Phenotypic plasticity and metabolic dysregulation are two well characterised hallmarks of cancer1, yet how these two phenomena interact to drive tumour progression remains less well known. A central question is whether changes in metabolism are simply by-products of the transcriptional changes associated with tumourigenesis, or, whether alterations in metabolism can also drive transcriptional variation and cell plasticity. Using novel machine learning techniques, we defined five cell states describing plasticity across primary and metastatic triple-negative breast cancer. Intriguingly, two states had highly divergent metabolism, one relying on glycolysis and another on oxidative phosphorylation.
We next aimed to investigate the temporal evolution of these cell states across primary tumour to metastatic evolution. To address this question, we leveraged metabolomic glucose tracing techniques in primary lesions, early metastases and late metastases to understand how metabolism supported early metastatic seeding. This data revealed a significant association between a number of key glycolytic metabolites and newly established metastatic tumours.
In order to target this tumour initiating, glycolytic phenotype, we investigated one of the most differentially expressed genes this cell state, glucose transporter-3 (GLUT3).
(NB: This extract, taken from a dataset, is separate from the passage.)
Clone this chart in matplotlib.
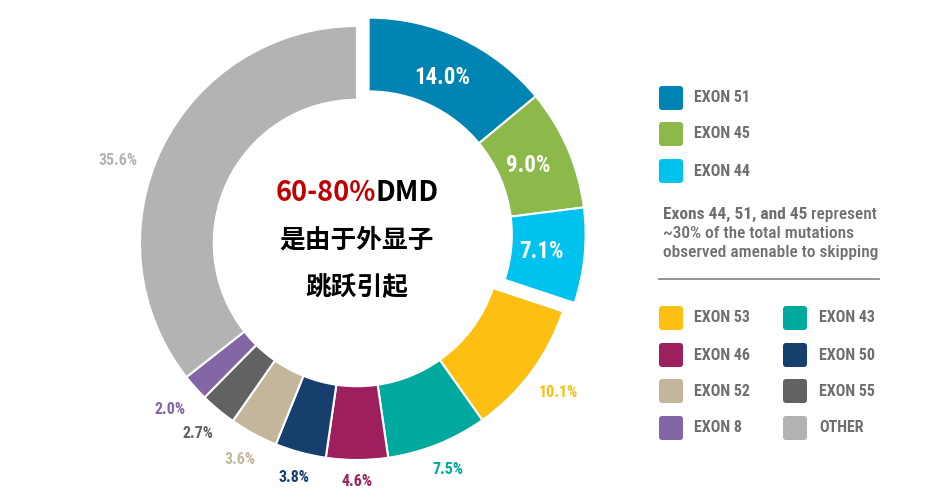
import matplotlib
matplotlib.use("Agg")
import matplotlib.pyplot as plt
from matplotlib.patches import FancyBboxPatch
import numpy as np

# ---- data ----
exons = ["EXON 51", "EXON 45", "EXON 44", "EXON 53", "EXON 43", "EXON 46",
         "EXON 50", "EXON 52", "EXON 55", "EXON 8", "OTHER"]
values = [14.0, 9.0, 7.1, 10.1, 7.5, 4.6, 3.8, 3.6, 2.7, 2.0, 35.6]
colors = ["#0084B4", "#8DB84A", "#00C2EF", "#FDC012", "#00A99D", "#9E1F5E",
          "#173F6E", "#C4B69B", "#616262", "#8465A6", "#B3B3B3"]
highlight_count = 3  # first three slices (exons 51, 45, 44) are pulled out
center_lines = ["是由于外显子", "跳跃引起"]
center_red = "60-80%"
center_black = "DMD"
note_bold = "Exons 44, 51, and 45"
note_rest = [" represent", "~30% of the total mutations", "observed amenable to skipping"]

W, H = 943, 492
fig = plt.figure(figsize=(W / 100, H / 100), dpi=100)
fig.patch.set_facecolor("white")

R = 217
cx, cy = 357, 243
L = 1.3
ax = fig.add_axes([(cx - R * L) / W, (H - cy - R * L) / H, 2 * R * L / W, 2 * R * L / H])

narrow = ["Roboto Condensed", "Liberation Sans Narrow", "DejaVu Sans"]
NS = "condensed"
cjk = ["Noto Sans CJK SC", "DejaVu Sans"]

wp = dict(width=0.34, edgecolor="white", linewidth=1.5)
total = sum(values)
group_frac = sum(values[:highlight_count]) / total
ang = np.deg2rad(90 - 360 * group_frac / 2)
off = 0.066
shift = (off * np.cos(ang), off * np.sin(ang))

wA, _ = ax.pie(values, colors=colors, startangle=90, counterclock=False,
               wedgeprops=wp, center=shift)
wB, _ = ax.pie(values, colors=colors, startangle=90, counterclock=False,
               wedgeprops=wp, center=(0, 0))
for i in range(len(values)):
    if i < highlight_count:
        wB[i].set_visible(False)
    else:
        wA[i].set_visible(False)

ax.set_xlim(-L, L)
ax.set_ylim(-L, L)
ax.axis("off")

# percentage labels
cum = 0.0
for i, v in enumerate(values):
    mid = 90 - 360 * (cum + v / 2) / total
    cum += v
    if i < highlight_count:
        t = np.deg2rad(mid)
        r = 0.80
        x = shift[0] + r * np.cos(t)
        y = shift[1] + r * np.sin(t)
        ax.text(x, y, f"{v:.1f}%", color="white", fontsize=16.5, fontweight="bold",
                family=narrow, fontstretch=NS, ha="center", va="center")
    else:
        if i == len(values) - 1:
            t = np.deg2rad(mid + 7)
        else:
            t = np.deg2rad(mid)
        r = 1.10 + 0.07 * abs(np.cos(t))
        x = r * np.cos(t)
        y = r * np.sin(t)
        ax.text(x, y, f"{v:.1f}%", color=colors[i], fontsize=11.5, fontweight="bold",
                family=narrow, fontstretch=NS, ha="center", va="center")

# centre text
t1 = ax.text(0.0, 0.23, center_red, color="#C00000", fontsize=19.5, fontweight="bold",
             family=cjk, ha="right", va="center")
ann = ax.annotate(center_black, xy=(1, 0.5), xycoords=t1, color="black", fontsize=20,
                  fontweight="bold", family=cjk, ha="left", va="center")
ax.text(0.0, 0.012, center_lines[0], color="black", fontsize=18.5, fontweight="bold",
        family=cjk, ha="center", va="center")
ax.text(0.0, -0.205, center_lines[1], color="black", fontsize=18.5, fontweight="bold",
        family=cjk, ha="center", va="center")
fig.canvas.draw()
bb1 = t1.get_window_extent()
bb2 = ann.get_window_extent()
totw = bb1.width + bb2.width
t1.set_x((bb1.width - totw / 2) / R)

# legend overlay axes in pixel coordinates
lg = fig.add_axes([0, 0, 1, 1])
lg.set_xlim(0, W)
lg.set_ylim(H, 0)
lg.axis("off")
txtc = "#6D6E71"

def swatch(x, y, c):
    s = 24
    lg.add_patch(FancyBboxPatch((x + 3, y - s / 2 + 3), s - 6, s - 6,
                                boxstyle="round,pad=3", fc=c, ec="none"))

rows1 = [98, 134, 171]
for k in range(highlight_count):
    swatch(659, rows1[k], colors[k])
    lg.text(694, rows1[k], exons[k], color=txtc, fontsize=11.5, fontweight="bold",
            family=narrow, fontstretch=NS, ha="left", va="center")

PF = 12.5
tb = lg.text(663, 214, note_bold, color=txtc, fontsize=PF, fontweight="bold",
             family=narrow, fontstretch=NS, ha="left", va="center")
lg.annotate(note_rest[0], xy=(1, 0.5), xycoords=tb, color=txtc, fontsize=PF,
            fontweight="medium", family=narrow, fontstretch=NS, ha="left", va="center")
lg.text(663, 233.5, note_rest[1], color=txtc, fontsize=PF, fontweight="medium",
        family=narrow, fontstretch=NS, ha="left", va="center")
lg.text(663, 253, note_rest[2], color=txtc, fontsize=PF, fontweight="medium",
        family=narrow, fontstretch=NS, ha="left", va="center")
lg.plot([659, 879], [279, 279], color="#8A8B8D", lw=1.3)

rest = list(range(highlight_count, len(exons)))
rows2 = [318, 355, 391, 428]
for j, idx in enumerate(rest):
    col = j % 2
    row = j // 2
    x0 = 659 if col == 0 else 783
    tx = 694 if col == 0 else 819
    swatch(x0, rows2[row], colors[idx])
    lg.text(tx, rows2[row], exons[idx], color=txtc, fontsize=11.5, fontweight="bold",
            family=narrow, fontstretch=NS, ha="left", va="center")

fig.savefig("out.png", dpi=100, facecolor="white")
Initial analysis validated an association between GLUT3 and the tumour-initiating cancer stem cell state. Functional knockdown assays were performed to identify the function of GLUT3, where knockdown resulted in decreased proliferation, migration and tumoursphere formation, suggesting reduced self-renewal capacity.
Mechanistically, GLUT3 knockdown led to a metabolic shift, reducing glucose uptake and glycolysis whilst also increasing lactate levels. Recently, a novel, lactate derived post-translational modification, lactylation has been described2,3. We hypothesised that the differential production of lactate may correlate with varied levels of lactylation and downstream changes in gene expression that may underlie cell state changes. Accordingly, we demonstrated that GLUT3 knockdown led to a reduction in overall lactylation levels. Pharmacological inhibition of lactylation led to a shift in key cancer stem cell markers, suggesting a potential mechanism where increased glycolysis assists in maintaining the aggressive tumour-initiating cancer stem cell state.
These data indicate metabolic regulation of cancer cell plasticity via a novel metabolic-epigenetic mechanism. This highlights the therapeutic potential of metabolic targets in limiting cancer cell plasticity, leading to reduced tumour progression.